Q3. Define MLOps. MLOps = ML + DevOps. It is the set of practices for deploying, monitoring, versioning and retraining machine-learning models in production reliably and at scale.
Part B (20 marks)
Q. Describe the major roles in a modern data science team. Compare their responsibilities, required skills and typical tools. How does a Data Analyst contribute to a company's decision-making?
Major roles.
- Data Analyst — descriptive insight, dashboards, reports.
- Data Scientist — predictive models, experiments, recommendations.
- Data Engineer — pipelines, ETL/ELT, warehouses.
- Machine Learning Engineer — production ML systems.
- Business / BI Analyst — converts business questions to data questions.
- Data Architect — platform design and governance.

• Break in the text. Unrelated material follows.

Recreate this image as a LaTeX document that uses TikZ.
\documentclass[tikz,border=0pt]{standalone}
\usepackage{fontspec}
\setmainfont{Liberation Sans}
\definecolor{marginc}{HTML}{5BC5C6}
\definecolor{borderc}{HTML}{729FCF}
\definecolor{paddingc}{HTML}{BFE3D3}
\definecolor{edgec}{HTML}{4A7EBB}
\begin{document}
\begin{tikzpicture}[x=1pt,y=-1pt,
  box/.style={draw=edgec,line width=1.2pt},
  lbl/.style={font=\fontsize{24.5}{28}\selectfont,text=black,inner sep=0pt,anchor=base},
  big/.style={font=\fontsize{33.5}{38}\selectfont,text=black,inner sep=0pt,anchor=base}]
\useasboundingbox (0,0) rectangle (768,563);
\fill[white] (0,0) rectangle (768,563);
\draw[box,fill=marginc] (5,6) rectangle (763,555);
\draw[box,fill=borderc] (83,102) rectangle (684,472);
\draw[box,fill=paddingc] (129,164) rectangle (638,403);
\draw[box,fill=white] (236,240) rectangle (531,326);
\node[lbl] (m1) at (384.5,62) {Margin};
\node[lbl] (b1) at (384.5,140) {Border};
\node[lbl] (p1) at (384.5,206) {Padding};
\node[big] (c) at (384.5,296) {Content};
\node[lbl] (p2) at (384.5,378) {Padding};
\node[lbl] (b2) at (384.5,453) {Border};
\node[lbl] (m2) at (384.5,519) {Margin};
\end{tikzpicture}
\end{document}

- Research Scientist — novel algorithms, often academic publishing.
- MLOps Engineer — CI/CD, monitoring, model lifecycle.
Comparison.
| Role | Responsibility | Tools | Skills |
|---|---|---|---|
| Data Analyst | Reports, dashboards, A/B analysis | SQL, Excel, Tableau, Power BI | Statistics, visualisation |
| Data Scientist | Modelling, experimentation | Python, R, scikit-learn, Jupyter | Stats, ML, communication |
| Data Engineer | Data pipelines & infra | Spark, Kafka, Snowflake, Airflow | Distributed systems, SQL |
| ML Engineer | Productionise & scale models | PyTorch, TF, Docker, K8s | SWE + ML |
| Business Analyst | Translate biz ↔ data | Excel, SQL, BI dashboards | Domain knowledge |
| Data Architect | Platform design | RDBMS, data lakes, MDM | Data modelling |
| Research Scientist | New algorithms | Math, simulation, deep learning | PhD-level research |
| MLOps Engineer | Reliability, deployment | MLflow, Kubeflow, monitoring | DevOps + ML |
Data Analyst's contribution to decision-making.

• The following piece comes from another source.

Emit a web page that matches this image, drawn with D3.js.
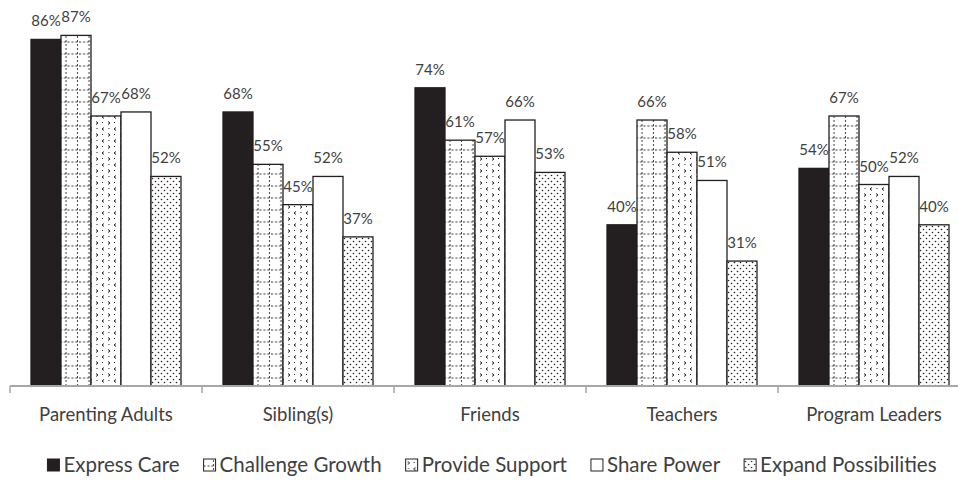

1. Data collection and integration. Pull data from CRM, ERP, web analytics, APIs into a single warehouse for cross-functional view.

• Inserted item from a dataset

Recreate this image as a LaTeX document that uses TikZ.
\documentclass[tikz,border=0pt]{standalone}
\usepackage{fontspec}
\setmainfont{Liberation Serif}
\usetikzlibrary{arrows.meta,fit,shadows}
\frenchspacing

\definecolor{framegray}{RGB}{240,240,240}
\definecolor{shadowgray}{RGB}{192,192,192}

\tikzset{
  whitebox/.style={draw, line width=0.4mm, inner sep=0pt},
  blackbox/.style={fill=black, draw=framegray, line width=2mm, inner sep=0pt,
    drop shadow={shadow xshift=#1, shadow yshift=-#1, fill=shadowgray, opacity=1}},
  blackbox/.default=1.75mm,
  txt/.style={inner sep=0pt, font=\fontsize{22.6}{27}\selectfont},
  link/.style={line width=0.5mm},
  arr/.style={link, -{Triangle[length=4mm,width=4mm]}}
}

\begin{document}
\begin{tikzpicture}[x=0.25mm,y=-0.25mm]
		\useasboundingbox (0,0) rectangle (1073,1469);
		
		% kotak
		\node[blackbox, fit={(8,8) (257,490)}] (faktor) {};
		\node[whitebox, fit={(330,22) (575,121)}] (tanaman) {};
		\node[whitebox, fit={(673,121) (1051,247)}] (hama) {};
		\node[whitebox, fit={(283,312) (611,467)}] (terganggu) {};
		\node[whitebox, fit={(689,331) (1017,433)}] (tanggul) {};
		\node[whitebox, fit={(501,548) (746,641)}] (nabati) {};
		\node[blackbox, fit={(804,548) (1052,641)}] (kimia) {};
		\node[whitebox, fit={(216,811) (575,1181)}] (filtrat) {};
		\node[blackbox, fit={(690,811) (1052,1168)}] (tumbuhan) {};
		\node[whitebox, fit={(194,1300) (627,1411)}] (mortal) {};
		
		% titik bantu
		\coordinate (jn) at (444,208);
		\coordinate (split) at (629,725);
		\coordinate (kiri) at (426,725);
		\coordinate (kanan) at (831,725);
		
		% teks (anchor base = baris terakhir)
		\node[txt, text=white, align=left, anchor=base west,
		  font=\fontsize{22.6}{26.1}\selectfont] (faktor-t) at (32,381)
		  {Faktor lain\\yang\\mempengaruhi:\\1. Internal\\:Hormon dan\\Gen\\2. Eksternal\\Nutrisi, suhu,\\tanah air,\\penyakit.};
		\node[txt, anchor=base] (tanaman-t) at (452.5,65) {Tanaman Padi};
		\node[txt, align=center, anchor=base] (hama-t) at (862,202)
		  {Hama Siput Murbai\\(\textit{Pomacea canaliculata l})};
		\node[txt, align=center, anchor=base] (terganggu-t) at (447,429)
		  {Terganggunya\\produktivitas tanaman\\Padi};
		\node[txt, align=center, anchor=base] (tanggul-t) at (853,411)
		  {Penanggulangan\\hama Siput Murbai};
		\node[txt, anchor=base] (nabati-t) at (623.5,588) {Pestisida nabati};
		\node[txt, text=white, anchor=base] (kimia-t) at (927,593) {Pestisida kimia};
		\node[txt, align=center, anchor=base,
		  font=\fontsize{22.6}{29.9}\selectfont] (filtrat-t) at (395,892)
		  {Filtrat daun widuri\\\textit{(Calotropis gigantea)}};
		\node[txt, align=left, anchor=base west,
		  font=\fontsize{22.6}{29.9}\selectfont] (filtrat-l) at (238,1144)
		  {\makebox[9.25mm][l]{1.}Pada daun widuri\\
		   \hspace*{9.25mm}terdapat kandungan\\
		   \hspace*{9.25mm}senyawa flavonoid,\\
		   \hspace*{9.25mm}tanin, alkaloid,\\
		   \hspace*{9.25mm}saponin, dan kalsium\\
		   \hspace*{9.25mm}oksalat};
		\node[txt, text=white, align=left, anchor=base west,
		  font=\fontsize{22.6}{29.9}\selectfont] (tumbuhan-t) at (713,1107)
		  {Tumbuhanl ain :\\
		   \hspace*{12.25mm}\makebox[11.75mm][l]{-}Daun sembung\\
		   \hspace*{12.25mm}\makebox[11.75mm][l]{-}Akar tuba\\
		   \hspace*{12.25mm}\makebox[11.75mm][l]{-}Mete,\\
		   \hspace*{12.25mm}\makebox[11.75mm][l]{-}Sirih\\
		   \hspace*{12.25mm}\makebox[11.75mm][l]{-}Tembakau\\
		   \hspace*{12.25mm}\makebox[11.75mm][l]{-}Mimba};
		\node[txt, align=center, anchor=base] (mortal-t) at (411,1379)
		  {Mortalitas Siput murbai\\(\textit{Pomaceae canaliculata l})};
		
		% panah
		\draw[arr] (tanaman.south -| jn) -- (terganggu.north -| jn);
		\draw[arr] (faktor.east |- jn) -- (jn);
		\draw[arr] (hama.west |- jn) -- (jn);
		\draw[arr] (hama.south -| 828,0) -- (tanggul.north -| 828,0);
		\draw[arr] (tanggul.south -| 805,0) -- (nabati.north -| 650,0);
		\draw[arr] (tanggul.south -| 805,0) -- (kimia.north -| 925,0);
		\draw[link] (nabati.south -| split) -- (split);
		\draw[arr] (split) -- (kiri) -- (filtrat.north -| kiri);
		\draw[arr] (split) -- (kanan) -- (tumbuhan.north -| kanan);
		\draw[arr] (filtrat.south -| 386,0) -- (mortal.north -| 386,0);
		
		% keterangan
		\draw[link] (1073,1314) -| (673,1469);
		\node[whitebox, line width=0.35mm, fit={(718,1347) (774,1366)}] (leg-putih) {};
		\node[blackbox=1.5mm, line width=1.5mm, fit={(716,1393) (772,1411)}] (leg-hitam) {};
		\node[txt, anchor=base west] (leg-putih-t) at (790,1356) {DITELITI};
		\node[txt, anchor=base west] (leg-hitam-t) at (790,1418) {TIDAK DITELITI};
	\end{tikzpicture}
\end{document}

2. Data cleaning. Handle missing values, outliers, deduplication so reports reflect reality.
3. Exploratory Data Analysis (EDA). Compute descriptive stats, plot distributions and correlations to surface trends and anomalies.
4. Dashboard & report building. Translate metrics into Tableau / Power BI dashboards so leadership can monitor KPIs in real time.
5. KPI definition and monitoring. Define quantitative targets (revenue, churn, conversion) and track deviation; trigger alerts.
6. Ad-hoc business questions. Answer specific stakeholder queries (e.g., "Which products caused last month's revenue dip?") with quick analyses.
7. A/B test analysis. Help product / marketing decide whether a tested change had a real impact.
8. Storytelling & recommendation. Translate numbers into clear narratives + action items in slide decks and presentations.
Impact. A capable data analyst converts gut decisions into data-driven decisions across the company — pricing, marketing budgets, hiring plans, supply-chain re-routing — grounded in evidence rather than intuition. They are the bridge between raw data and the people making choices.